Could China crisis cause a student flat crash?

Economic turmoil in China could have huge implications for the explosion in student accommodation in North East cities according to one property expert.

Related topics:  Landlords
Warren Lewis
12th February 2016
china

Chinese economic output economy fell by 5.5% in 2015 to its slowest rate of growth since 1991 - causing a 23% slump in the value of its stock market and leading India to overtake it as the world’s fastest growing economy.
 
North East-based property expert Ajay Jagota of sales and lettings firm KIS believes this slowdown may lead to a decline in overseas students coming to the region – with huge implications for newly-constructed student accommodation.

Five student blocks opened in the centre of Newcastle in 2015, with a further six currently under construction.

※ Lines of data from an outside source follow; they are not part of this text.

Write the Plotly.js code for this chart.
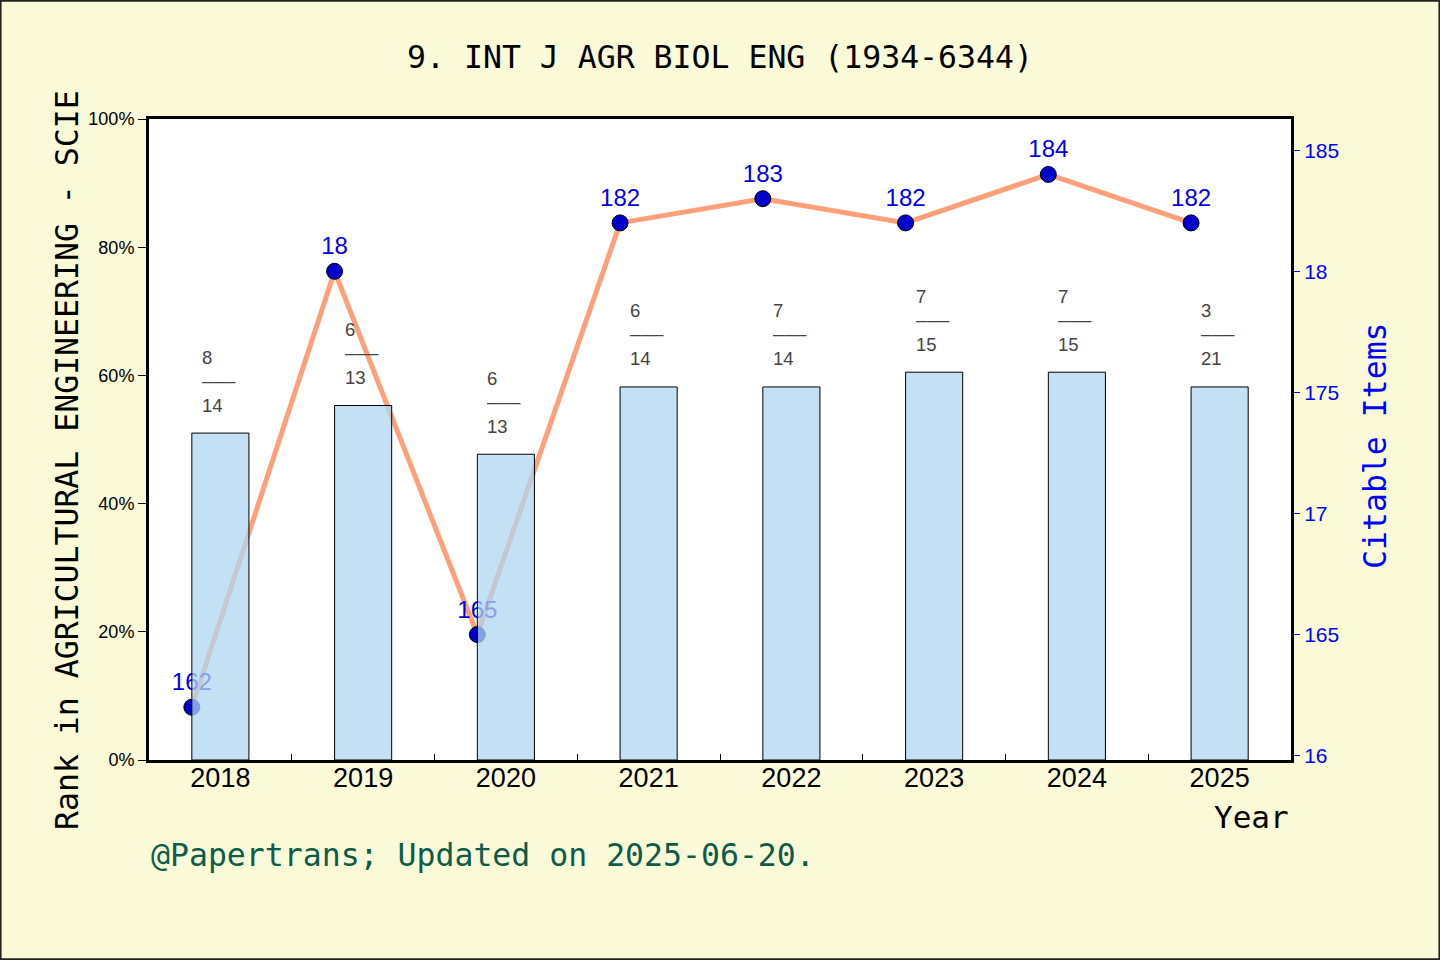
<!DOCTYPE html>
<html>
  <head>
    <meta charset="utf-8" />
    <title>INT J AGR BIOL ENG</title>
    <script src="https://cdn.plot.ly/plotly-3.0.1.min.js"></script>
    <style>
      body { margin: 0; padding: 0; background-color: #fafad8; }
      #graphDiv { width: 1440px; height: 960px; }
    </style>
  </head>
  <body>
    <div id="graphDiv"></div>
    <script>
      const years = [2018, 2019, 2020, 2021, 2022, 2023, 2024, 2025];
      const rank_pct = [51.0, 55.3, 47.7, 58.2, 58.2, 60.5, 60.5, 58.2];
      const rank_num = ["8", "6", "6", "6", "7", "7", "7", "3"];
      const rank_den = ["14", "13", "13", "14", "14", "15", "15", "21"];
      const citable = [162, 180, 165, 182, 183, 182, 184, 182];
      const citable_labels = ["162", "18", "165", "182", "183", "182", "184", "182"];
      const left_ticks = [0, 20, 40, 60, 80, 100];
      const right_ticks = [160, 165, 170, 175, 180, 185];
      const right_ticktext = ["16", "165", "17", "175", "18", "185"];

      const mono = "DejaVu Sans Mono, monospace";
      const sans = "Liberation Sans, Arial, sans-serif";

      // line first (base axis, right side), bars on the overlaying axis so they sit on top
      const lineTrace = {
        x: years,
        y: citable,
        yaxis: "y",
        type: "scatter",
        mode: "lines+markers+text",
        line: { color: "#ffa07a", width: 5 },
        marker: { size: 16, color: "#0000cc", line: { color: "black", width: 1 } },
        text: citable_labels,
        textposition: "top center",
        textfont: { family: sans, size: 24, color: "#0000e6" },
        cliponaxis: false,
        hoverinfo: "x+y",
        showlegend: false,
      };

      const barTrace = {
        x: years,
        y: rank_pct,
        yaxis: "y2",
        type: "bar",
        width: 0.4,
        offset: 0,
        marker: { color: "rgba(176,213,242,0.75)", line: { color: "black", width: 1 } },
        hoverinfo: "x+y",
        showlegend: false,
      };

      const annotations = [];
      for (let i = 0; i < years.length; i++) {
        annotations.push({
          x: years[i],
          y: rank_pct[i],
          xref: "x",
          yref: "y2",
          text: rank_num[i] + "<br><span style='font-family:DejaVu Sans Mono'>–––</span><br>" + rank_den[i],
          showarrow: false,
          align: "left",
          xanchor: "left",
          yanchor: "middle",
          xshift: 9,
          yshift: 52,
          borderpad: 0,
          font: { family: sans, size: 18.5, color: "#444444" },
        });
      }

      annotations.push({
        xref: "paper", yref: "paper", x: -0.0718, y: 0.468,
        xanchor: "center", yanchor: "middle",
        text: "Rank in AGRICULTURAL ENGINEERING - SCIE",
        textangle: -90, showarrow: false,
        font: { family: mono, size: 31.5, color: "black" },
      });
      annotations.push({
        xref: "paper", yref: "paper", x: 1.0736, y: 0.49,
        xanchor: "center", yanchor: "middle",
        text: "Citable Items",
        textangle: -90, showarrow: false,
        font: { family: mono, size: 31.5, color: "#0000ff" },
      });
      annotations.push({
        xref: "paper", yref: "paper", x: 1.0, y: -0.089,
        xanchor: "right", yanchor: "middle",
        text: "Year", showarrow: false,
        font: { family: mono, size: 31, color: "black" },
      });
      annotations.push({
        xref: "paper", yref: "paper", x: 0, y: -0.148,
        xanchor: "left", yanchor: "middle",
        text: "@Papertrans; Updated on 2025-06-20.", showarrow: false,
        font: { family: mono, size: 31.5, color: "#0d5c4a" },
      });

      const layout = {
        width: 1440,
        height: 960,
        paper_bgcolor: "#fafad8",
        plot_bgcolor: "white",
        margin: { l: 149, r: 149, t: 119, b: 200 },
        showlegend: false,
        title: {
          text: "9. INT J AGR BIOL ENG (1934-6344)",
          font: { family: mono, size: 31.5, color: "black" },
          x: 0.5,
          xanchor: "center",
          y: 1 - 57 / 960,
          yanchor: "middle",
          yref: "container",
        },
        xaxis: {
          range: [2017.7, 2025.7],
          tickmode: "array",
          tickvals: years.map((y) => y + 0.2),
          ticktext: years.map(String),
          ticks: "",
          ticklabelstandoff: -8,
          tickfont: { family: sans, size: 27, color: "black" },
          showgrid: false,
          zeroline: false,
          showline: true,
          linecolor: "black",
          linewidth: 3,
          mirror: true,
          minor: {
            tickmode: "array",
            tickvals: years.slice(0, -1).map((y) => y + 0.7),
            ticks: "inside",
            ticklen: 6,
            tickcolor: "black",
            tickwidth: 1,
            showgrid: false,
          },
        },
        yaxis: {
          side: "right",
          range: [159.82, 186.29],
          tickmode: "array",
          tickvals: right_ticks,
          ticktext: right_ticktext,
          ticks: "outside",
          ticklen: 6,
          tickcolor: "#0000ff",
          tickfont: { family: sans, size: 21, color: "#0000ff" },
          showgrid: false,
          zeroline: false,
          showline: true,
          linecolor: "black",
          linewidth: 3,
        },
        yaxis2: {
          overlaying: "y",
          side: "left",
          range: [0, 100],
          tickmode: "array",
          tickvals: left_ticks,
          ticktext: left_ticks.map((v) => v + "%"),
          ticks: "outside",
          ticklen: 8,
          tickcolor: "black",
          tickfont: { family: sans, size: 18, color: "black" },
          showgrid: false,
          zeroline: false,
          showline: true,
          linecolor: "black",
          linewidth: 3,
        },
        annotations: annotations,
        shapes: [
          {
            type: "rect",
            xref: "paper",
            yref: "paper",
            x0: -149 / 1142 + 0.0005,
            x1: 1 + 149 / 1142 - 0.0005,
            y0: -200 / 641 + 0.001,
            y1: 1 + 119 / 641 - 0.001,
            line: { color: "#222222", width: 2 },
            layer: "below",
          },
        ],
      };

      Plotly.newPlot("graphDiv", [lineTrace, barTrace], layout, { displayModeBar: false });
    </script>
  </body>
</html>
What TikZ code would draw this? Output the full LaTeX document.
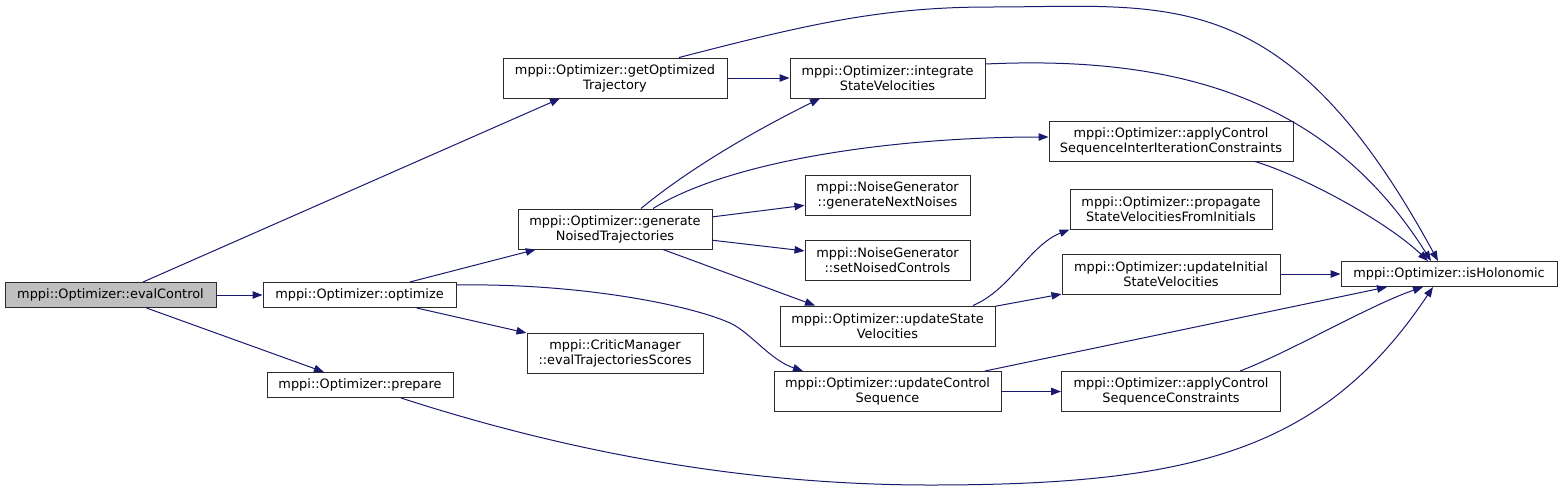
\documentclass[tikz,border=0pt]{standalone}
\usepackage{fontspec}
\setmainfont{DejaVu Sans}
\usetikzlibrary{arrows.meta}

\begin{document}
\begin{tikzpicture}[x=1pt, y=-1pt, font=\fontsize{12.9}{15}\selectfont]

\definecolor{cgedge}{HTML}{191970}
\definecolor{cgframe}{HTML}{2B2B2B}
\definecolor{cgroot}{HTML}{BFBFBF}

\tikzset{
  fn/.style={
    rectangle, draw=cgframe, fill=white, line width=1pt,
    inner sep=0pt, align=center, minimum height=40pt
  },
  fnone/.style={fn, minimum height=25pt},
  fnroot/.style={fnone, fill=cgroot},
  call/.style={
    draw=cgedge, line width=1pt, -{Triangle[length=10pt,width=7.5pt]}
  }
}

\useasboundingbox (0,0) rectangle (1563,491);

% Root of the graph, on the far left.
\node[fnroot, minimum width=211pt] (evalctl) at (110.5,295) {mppi::Optimizer::evalControl};

% First level of callees.
\node[fn, minimum width=224pt]    (getopt) at (615,78) {mppi::Optimizer::getOptimized\\Trajectory};
\node[fnone, minimum width=193pt] (optim)  at (359.5,295) {mppi::Optimizer::optimize};
\node[fnone, minimum width=186pt] (prep)   at (360,385) {mppi::Optimizer::prepare};

% Second level.
\node[fn, minimum width=194pt] (gennoised) at (615,229) {mppi::Optimizer::generate\\NoisedTrajectories};
\node[fn, minimum width=176pt] (evaltraj)  at (615,353) {mppi::CriticManager\\::evalTrajectoriesScores};

% Third level.
\node[fn, minimum width=195pt] (integ)     at (887.5,78) {mppi::Optimizer::integrate\\StateVelocities};
\node[fn, minimum width=165pt] (gennext)   at (887.5,195) {mppi::NoiseGenerator\\::generateNextNoises};
\node[fn, minimum width=165pt] (setnoised) at (887.5,260.5) {mppi::NoiseGenerator\\::setNoisedControls};
\node[fn, minimum width=215pt] (updstate)  at (887.5,326) {mppi::Optimizer::updateState\\Velocities};
\node[fn, minimum width=227pt] (updctrl)   at (887.5,391.5) {mppi::Optimizer::updateControl\\Sequence};

% Fourth level.
\node[fn, minimum width=244pt] (applyinter) at (1171,141) {mppi::Optimizer::applyControl\\SequenceInterIterationConstraints};
\node[fn, minimum width=202pt] (propag)     at (1171,209) {mppi::Optimizer::propagate\\StateVelocitiesFromInitials};
\node[fn, minimum width=218pt] (updinit)    at (1171,274) {mppi::Optimizer::updateInitial\\StateVelocities};
\node[fn, minimum width=219pt] (applycons)  at (1171,391.5) {mppi::Optimizer::applyControl\\SequenceConstraints};

% Sink that most calls end in.
\node[fnone, minimum width=216pt] (isholo) at (1449,274) {mppi::Optimizer::isHolonomic};

% Straight calls, centre to centre.
\foreach \from/\to in {
  evalctl/optim, evalctl/prep,
  getopt/integ,
  optim/gennoised, optim/evaltraj,
  gennoised/gennext, gennoised/setnoised,
  updstate/updinit, updinit/isholo,
  updctrl/applycons}
  \draw[call] (\from) -- (\to);

\draw[call] ([xshift=32.5pt]evalctl.north) -- ([xshift=-55pt]getopt.south);
\draw[call] ([xshift=48pt]gennoised.south) -- ([xshift=-72.5pt]updstate.north);
\draw[call] ([xshift=97.5pt]updctrl.north) -- ([xshift=-62pt]isholo.south);

% Bent calls.
\draw[call] ([yshift=10pt]optim.east)
  .. controls (580,283) and (690,305) .. (730,323)
  .. controls (750,332) and (770,360) .. ([xshift=-84.5pt]updctrl.north);
\draw[call] ([xshift=26pt]gennoised.north)
  .. controls (691,167) and (760,128) .. ([xshift=-67.5pt]integ.south);
\draw[call] ([xshift=38pt]gennoised.north)
  .. controls (733,159) and (900,137) .. ([yshift=4pt]applyinter.west);
\draw[call] ([xshift=85.5pt]updstate.north)
  .. controls (1010,290) and (1030,245) .. (propag.south west);

% Long arcs into isHolonomic.
\draw[call] ([xshift=64pt]getopt.north)
  .. controls (805,25) and (880,7) .. (990,7)
  .. controls (1170,7) and (1285,-20) .. ([xshift=-11pt]isholo.north);
\draw[call] ([yshift=14pt]integ.east)
  .. controls (1180,55) and (1330,100) .. ([xshift=-18pt]isholo.north);
\draw[call] ([xshift=84pt]applyinter.south)
  .. controls (1300,175) and (1385,220) .. ([xshift=-21pt]isholo.north);
\draw[call] ([xshift=69pt]applycons.north)
  .. controls (1290,352) and (1370,305) .. ([xshift=-26pt]isholo.south);
\draw[call] ([xshift=41pt]prep.south)
  .. controls (551,446.5) and (730,485) .. (930,485)
  .. controls (1190,485) and (1323,452) .. ([xshift=-16pt]isholo.south);

\end{tikzpicture}
\end{document}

One in seventeen homes in the city centre are now occupied by students with 11,000 new students homes created since 2008.

A planned 445-bed student accommodation in the centre of Durham has recently caused controversy by closing the acclaimed restaurant Oldfields, while further plans to convert the nearby County Hospital site into a 363-bed student development were  rejected by planners.

Ajay Jagota, founder and Managing Director of KIS, said: “Students contribute a huge amount to our local economy, and student flats can actually be very good news for permanent residents, reducing pressure on the housing stock in areas popular with students and young professionals and lowering both house prices and rents.

But there are now tens of thousands of student bedrooms in our city centres which are relying on overseas students for their financial sustainability – and that sustainability could come under huge pressure if there is economic turmoil in the countries those students are coming from.

If the Year of the Monkey is one where the Chinese economy starts to suffer, sending offspring overseas for education is likely to be one of the areas families are going to economise on first. That could mean huge numbers of empty bedrooms and it’s easy to envisage empty buildings following that.

It might even sound glib, but even the end of China’s one child policy could have an impact, with families having less money to spend on individual children.

Assuming the figures are accurate other countries – Britain included – would kill for growth as disappointing as China’s  but in a globalised economy economic shocks on the on the other side of the world can have a huge and unforeseeable impact here, even on something as localised as the housing market”.